Ford Names New CEO to Head Troubled Car Company

Ford Executive Chairman Bill Ford, unhappy with the auto-maker’s slipping market share and declining share prices, has named James Hackett, 62,  to replace current CEO Mark Fields, 56, as part of of a company-wide shakeup designed to streamline decision making and improve operating efficiency.

The move reflects growing unhappiness with the company’s financial performance among shareholders, including the members of the Ford family who own a controlling interest in the voting shares that control the company.  The leadership change follows last week’s announcement of a company wide layoff that will terminate ten percent of Ford’s 200,000 employees, mostly by reducing the number of salaried middle management positions.
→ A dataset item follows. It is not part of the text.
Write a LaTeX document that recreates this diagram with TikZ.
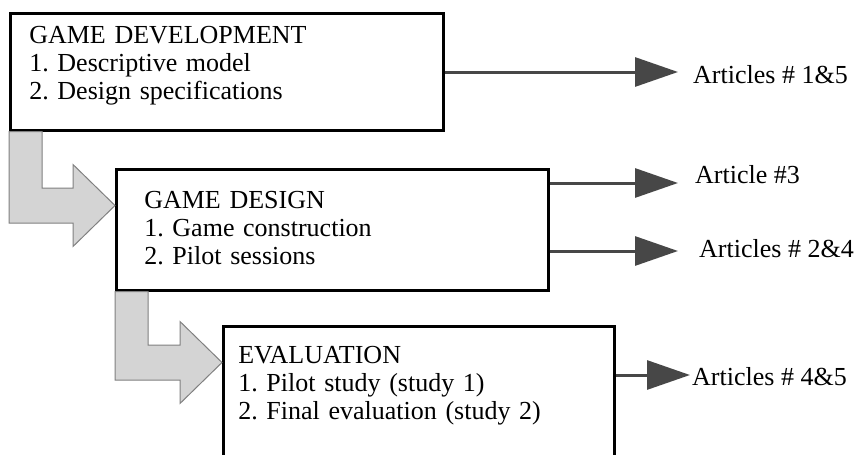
\documentclass[tikz,border=0pt]{standalone}
\usepackage{fontspec}
\setmainfont{Liberation Serif}
\frenchspacing
\usetikzlibrary{calc,arrows.meta}
\def\bendarrow[#1](#2)(#3){\draw[#1] (#2) -- ++(33,0) |- ($(#3)+(-42,-17.5)$) -- ++(0,-23.5) -- (#3) -- ++(-42,41) -- ++(0,-23.5) -| (#2) -- cycle;}

\begin{document}
\begin{tikzpicture}[x=1pt, y=-1pt,
		stage/.style={draw, line width=2.6pt, fill=white, anchor=north west, align=left, inner ysep=0pt, font=\fontsize{26pt}{28pt}\selectfont},
		flowarrow/.style={line width=1pt, draw=black!50, fill=black!17},
		pubarrow/.style={line width=3pt, color=black!72, -{Triangle[length=43pt, width=29pt]}},
		article/.style={anchor=base west, inner sep=0pt, font=\fontsize{26pt}{28pt}\selectfont}]
		%%%%% START %%%%%
		
		\useasboundingbox (0, 0) rectangle (860, 455);
		\clip (0, 0) rectangle (860, 455);
		
		\node[stage, inner xsep=19pt, text width=395pt, text height=30pt, text depth=87pt] (dev) at (9, 12) {GAME DEVELOPMENT\\1. Descriptive model\\2. Design specifications};
		\node[stage, inner xsep=28pt, text width=376pt, text height=39pt, text depth=82pt] (des) at (115, 168) {GAME DESIGN\\1. Game construction\\2. Pilot sessions};
		\node[stage, inner xsep=15pt, text width=361pt, text height=37pt, text depth=130pt] (eva) at (222, 325) {EVALUATION\\1. Pilot study (study 1)\\2. Final evaluation (study 2)};
		
		\coordinate (desin) at ($(des.north west)+(0, 37.5)$);
		\coordinate (evain) at ($(eva.north west)+(0, 37.5)$);
		\bendarrow[flowarrow](dev.south west)(desin)
		\bendarrow[flowarrow](des.south west)(evain)
		
		\node[article] (art15) at (693, 83) {Articles \# 1\&5};
		\node[article] (art3) at (695, 183) {Article \#3};
		\node[article] (art24) at (699, 257) {Articles \# 2\&4};
		\node[article] (art45) at (692, 385) {Articles \# 4\&5};
		
		\coordinate (tip15) at (678, 72);
		\coordinate (tip3) at (678, 183);
		\coordinate (tip24) at (678, 251);
		\coordinate (tip45) at (690, 375);
		\draw[pubarrow] (dev.east |- tip15) -- (tip15);
		\draw[pubarrow] (des.east |- tip3) -- (tip3);
		\draw[pubarrow] (des.east |- tip24) -- (tip24);
		\draw[pubarrow] (eva.east |- tip45) -- (tip45);
		
		%%%%% END %%%%%
	\end{tikzpicture}
\end{document}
In the aftermath of the stock market crash of 2008, Ford refused bailout offers from the federal government. In the year following the crash, Ford’s stock recovered from its $1.43 share price on November 21, 2008 to its post crash high of $18.35 on January 14, 2011, which was widely considered a remarkable comeback, spearheaded by former CEO Alan Mulally, who took over from Bill Ford himself in 2006.

Since then, however, Ford shares have been on a downward spiral. The company’s profits are trailing those of larger rival General Motors (GM.N), whose shares fell 13 percent over the same period.  To make matters worse, GM’s electric vehicle offerings are doing better in the showrooms than Ford’s versions, to the point where Ford’s market capitalization has fallen behind electric car maker Tesla Inc.
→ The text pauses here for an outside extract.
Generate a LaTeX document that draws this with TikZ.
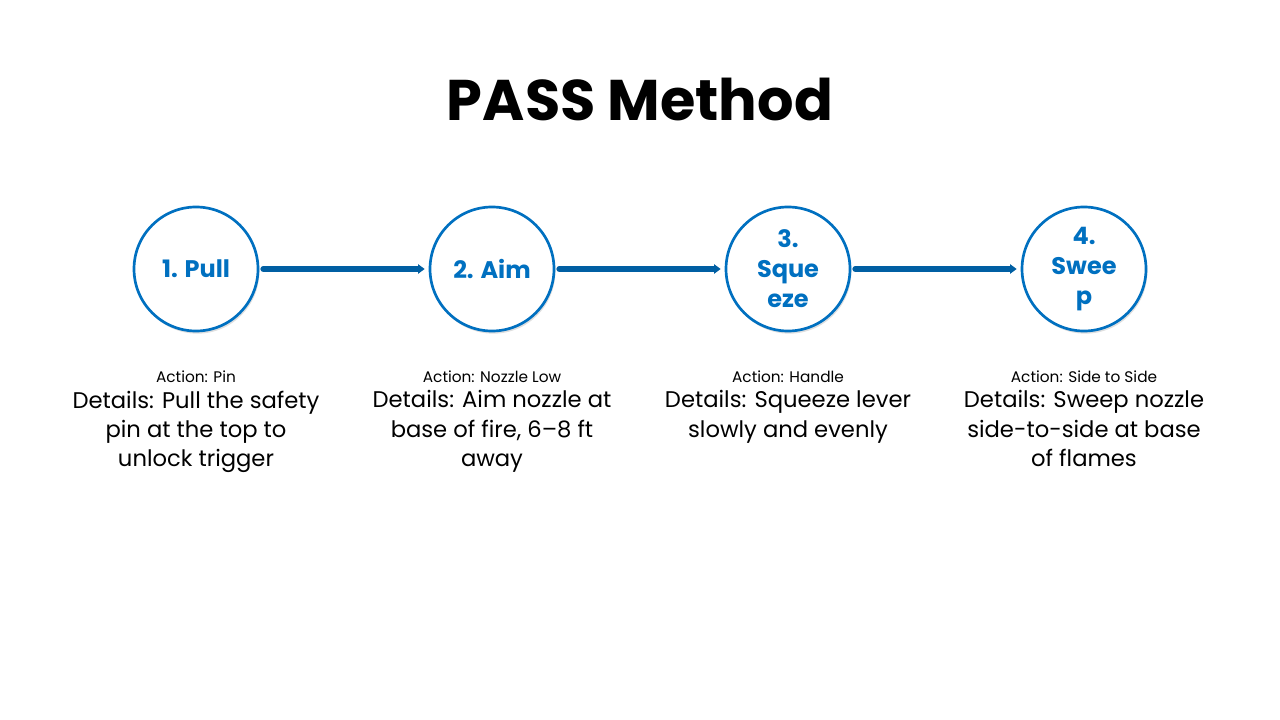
\documentclass[tikz,border=0pt]{standalone}
\usepackage{fontspec}
\setmainfont{Poppins}
\usetikzlibrary{shadows,arrows.meta}
\definecolor{cblue}{RGB}{0,112,192}

\begin{document}
\begin{tikzpicture}[x=0.75pt,y=-0.75pt,line cap=round,line join=round,
  stage/.style={circle,draw=cblue,line width=2pt,fill=white,minimum size=93pt,inner sep=0pt,align=center,
    font=\fontsize{18}{22.5}\selectfont\bfseries,text=cblue,
    drop shadow={shadow xshift=1pt,shadow yshift=-2pt,opacity=0.25}},
  link/.style={-{Triangle[length=5pt,width=7pt]},line width=4.5pt,draw=cblue!85!black,
    shorten <=3pt,shorten >=3pt},
  act/.style={font=\fontsize{11.5}{13}\selectfont,anchor=base},
  info/.style={font=\fontsize{17}{22}\selectfont,align=center,anchor=north}]
\useasboundingbox (0,0) rectangle (1280,720);
\node[font=\fontsize{43}{48}\selectfont\bfseries] (title) at (640,100) {PASS Method};
\node[stage] (s1) at (196,269) {1. Pull};
\node[stage] (s2) at (492,269) {2. Aim};
\node[stage] (s3) at (788,269) {3.\\Sque\\eze};
\node[stage] (s4) at (1084,269) {4.\\Swee\\p};
\draw[link] (s1) -- (s2);
\draw[link] (s2) -- (s3);
\draw[link] (s3) -- (s4);
\node[act] (a1) at (196,382) {Action: Pin};
\node[act] (a2) at (492,382) {Action: Nozzle Low};
\node[act] (a3) at (788,382) {Action: Handle};
\node[act] (a4) at (1084,382) {Action: Side to Side};
\node[info] (d1) at (196,386) {Details: Pull the safety\\pin at the top to\\unlock trigger};
\node[info] (d2) at (492,386) {Details: Aim nozzle at\\base of fire, 6–8 ft\\away};
\node[info] (d3) at (788,386) {Details: Squeeze lever\\slowly and evenly};
\node[info] (d4) at (1084,386) {Details: Sweep nozzle\\side-to-side at base\\of flames};
\end{tikzpicture}
\end{document}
At Friday’s close, Ford’s shares had fallen 37 percent since Fields took over three years ago at the peak of the U.S. auto industry’s recovery.  Fields followed Alan Mulally, formerly executive vice president of Boeing Commercial Airplanes, who was recruited by Bill Ford in 2006 to replace himself as CEO to fix what Ford described as the long-time obsession with hierarchy in the auto-maker’s management systems, calling Mulally “a cultural change agent.” As Ford’s CEO, Alan Mulally  had “really captured the hearts and minds of our employees.”  Ford’s board is now hoping that Hackett can pick up where Mulally left off when he retired in 2014.
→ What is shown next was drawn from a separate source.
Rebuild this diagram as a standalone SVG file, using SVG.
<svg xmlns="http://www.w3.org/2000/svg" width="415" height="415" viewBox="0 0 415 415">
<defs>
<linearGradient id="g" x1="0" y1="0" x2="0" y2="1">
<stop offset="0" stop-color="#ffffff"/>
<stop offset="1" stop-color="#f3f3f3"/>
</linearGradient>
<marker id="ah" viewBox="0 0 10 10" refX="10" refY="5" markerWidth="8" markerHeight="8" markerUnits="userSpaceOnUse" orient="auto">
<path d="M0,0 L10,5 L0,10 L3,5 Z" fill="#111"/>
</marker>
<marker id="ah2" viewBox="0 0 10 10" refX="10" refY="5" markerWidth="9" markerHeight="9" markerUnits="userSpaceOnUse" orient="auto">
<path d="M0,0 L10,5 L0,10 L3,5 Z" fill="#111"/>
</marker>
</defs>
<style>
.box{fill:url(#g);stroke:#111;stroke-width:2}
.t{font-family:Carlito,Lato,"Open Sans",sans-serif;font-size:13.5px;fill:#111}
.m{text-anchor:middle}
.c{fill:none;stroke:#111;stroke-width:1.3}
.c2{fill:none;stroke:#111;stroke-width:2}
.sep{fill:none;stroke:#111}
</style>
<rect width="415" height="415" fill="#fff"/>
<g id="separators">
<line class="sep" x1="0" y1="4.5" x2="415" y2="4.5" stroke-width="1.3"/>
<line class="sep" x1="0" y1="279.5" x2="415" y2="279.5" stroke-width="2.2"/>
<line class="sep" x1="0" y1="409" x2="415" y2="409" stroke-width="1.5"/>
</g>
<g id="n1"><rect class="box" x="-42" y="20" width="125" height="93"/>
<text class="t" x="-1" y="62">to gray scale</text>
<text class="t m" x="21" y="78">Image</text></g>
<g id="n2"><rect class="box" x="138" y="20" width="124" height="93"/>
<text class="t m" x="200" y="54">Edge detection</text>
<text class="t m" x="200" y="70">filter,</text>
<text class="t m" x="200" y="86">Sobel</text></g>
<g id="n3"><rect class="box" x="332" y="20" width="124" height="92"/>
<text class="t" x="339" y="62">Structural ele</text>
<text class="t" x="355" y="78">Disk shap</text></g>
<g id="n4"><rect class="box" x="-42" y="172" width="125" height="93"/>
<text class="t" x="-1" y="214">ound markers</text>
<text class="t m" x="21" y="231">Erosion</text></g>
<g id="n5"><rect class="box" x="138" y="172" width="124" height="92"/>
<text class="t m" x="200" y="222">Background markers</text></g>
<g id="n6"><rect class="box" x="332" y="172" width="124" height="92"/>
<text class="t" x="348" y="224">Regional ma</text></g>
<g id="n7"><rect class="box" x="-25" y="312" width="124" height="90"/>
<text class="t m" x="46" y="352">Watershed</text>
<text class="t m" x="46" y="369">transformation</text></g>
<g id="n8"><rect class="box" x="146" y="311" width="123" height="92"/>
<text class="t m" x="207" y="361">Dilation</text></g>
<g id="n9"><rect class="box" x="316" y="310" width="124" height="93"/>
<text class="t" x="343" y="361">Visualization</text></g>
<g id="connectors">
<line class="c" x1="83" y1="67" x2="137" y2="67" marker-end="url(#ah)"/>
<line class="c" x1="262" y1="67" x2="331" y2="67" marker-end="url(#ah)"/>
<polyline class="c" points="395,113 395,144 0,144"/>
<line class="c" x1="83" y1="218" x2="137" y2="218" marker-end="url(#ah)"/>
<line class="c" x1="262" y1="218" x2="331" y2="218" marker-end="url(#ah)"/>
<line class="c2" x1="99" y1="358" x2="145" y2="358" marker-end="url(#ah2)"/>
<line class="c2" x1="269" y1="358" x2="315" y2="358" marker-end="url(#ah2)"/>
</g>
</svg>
The move to replace Fields with Hackett reflects the board of directors’ concerns about making good on the company’s big bets on self-driving and electric vehicles.  Hackett,  the former CEO of  Steelcase Inc, an furniture manufacturer, was originally hired to serve as  chairman of the Ford Smart Mobility LLC subsidiary in 2016. That job put him in charge of electric and autonomous vehicles and Ford’s ridesharing projects. Putting Hackett into the top spot reinforced Ford’s commitment to innovation.

 

Today’s announcement triggered a 1.6 percent improvement to $11.02.  The Ford family owns only two percent of the common stock, but also owns more than 40 percent of the voting stock, giving the Fords effective control over the company.